Bartolucci Family Celebrates 90 YEARS IN WINE BUSINESS




September 13, 2012 • John Lindblom

Andrea “Buck” Bartolucci, Madonna Estates Winery owner and winemaker, inherited the family business from his father, Louis, shown in the picture below. John Lindblom photos

Madonna Estate Winery owner and winemaker Andrea “Buck” Bartolucci might have taken a different path in life if he had followed his father’s advice.

“My dad didn’t want me to get into the wine business,” Bartolucci said. “He came up during the Depression and wanted to be an attorney, but he couldn’t go to college; the family didn’t have the money. So, he wanted me to be an attorney. Dad loved to argue, which means he’d have been a great attorney. I don’t like to argue, so I’d have been a terrible attorney.”

Instead, Buck Bartolucci chose the land over the law because, one suspects, the land — vineyards — was first and foremost in his stream of consciousness and in his bloodline. As descendants of the third-longest-enduring winemaking family in the Napa Valley, the Bartoluccis celebrated their 90th year of growing grapes and making wine on Saturday.

The celebration included hosting the fifth annual American Folk Art Festival at their winery in the Carneros district on the Napa-Sonoma border, and, with a nod to Halloween, the introduction of a 2007 HalloVine cabernet sauvignon.

The event gave Bartolucci an opportunity to look back on the family’s long history in the Napa Valley and the changes nine decades have wrought. He, personally, has been through 45 harvests.

“There have been some big changes over those 90 years,” Bartolucci said. “We have seen land values escalate dramatically and winemaking change dramatically. As an example of how land values have risen, we once sold a 110-acre property behind Oak Knoll for $35 an acre.

“Another thing, we use oak wood barrels — all from France — to age the wine. Before, they used great big tanks.”

There have been changes in the vineyards, too, he added.

“Used to be by June, you were done in the vineyards. Now you pick fruit in September, and with trellis systems, leaf stripping and all the added things we do, we’re at it all year long.”

At one time the Bartolucci family had 275 acres in Oak Knoll and Yountville and produced 500,000 gallons of wine annually.

“In the 1970s that generation was getting older, so we sold Oak Knoll and all those vineyard holdings,” Bartolucci said. “My dad and I moved down here and I bought 150 acres. I started with 20 acres of vineyard, but eventually, I planted between 140 and 150. In 1977 I talked my dad into moving here and he and I built the winery in a period of six years and then opened the tasting room in 1981.”

Madonna Estates produces about 50,000 gallons annually — or about one-tenth as much as it did in the past generation at Oak Knoll. Bartolucci restored the Madonna name originally given to the winery by his grandfather. His father had changed the name to St. John Cellars because of the winery’s location across from Mont St. John in Oakville.

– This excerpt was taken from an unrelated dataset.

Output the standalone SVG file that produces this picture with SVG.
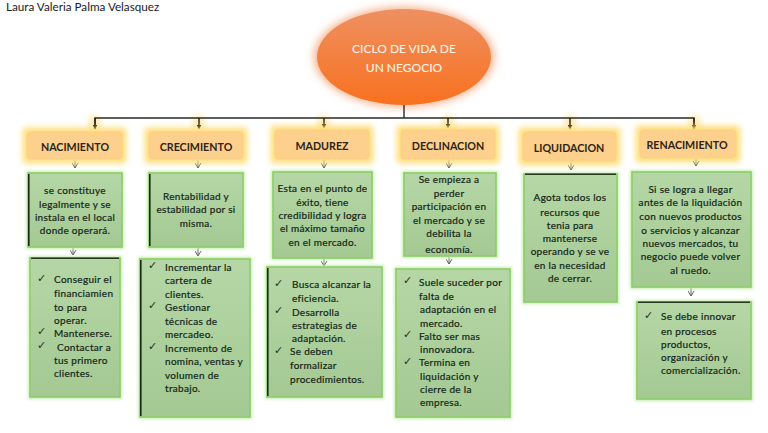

Madonna now has a wine club of 5,000 members nationwide.

“We have a use permit of 50,000 gallons and 21,000 cases,” Bartolucci said. “The most we’ve sold in a year was 20,000 cases, but that was back when the economy was a little stronger.”

Bartolucci learned the science of winemaking at Fresno State University, “but I also learned from my father,” he said.

Born in northern Italy, Louis Bartolucci was brought to the U.S. by his parents, who immigrated in 1912. After some work with the Pacific International Expo, the grandfather, Andrea Bartolucci, moved to St. Helena and in 1922 purchased 20 acres of Oakville land and created a vineyard, the first step toward what would sustain the Bartoluccis for nearly 100 years.

During Prohibition, the family would send Buck’s father to San Francisco with a load of grapes to sell to home winemakers. The federal government allowed families to make 200 to 300 gallons of wine for personal use. “If they hadn’t done that, everybody would have been a bootlegger because there were a lot of Europeans and they drank wine like we drink soda pop,” Buck Bartolucci said.

Today, the winery has an inventory of eight varietals. “We specialize in Chardonnay, Riesling and Gewürztraminer,” Bartolucci noted. “It’s an economic issue. Chardonnay is $3,500 a ton and Riesling is $1,500 a ton, so the only way you can grow those varietals is if you’re selling the wine.”

Other varietals include cabernet sauvignon, merlot and an Italian red variety known as Due Ragazze, a tribute to two fourth-generation Bartolucci winemakers, Brette and Taylor.

And after 45 decades in the business, it’s clear that Buck Bartolucci would much rather deal with the law of nature than the law of the courtroom.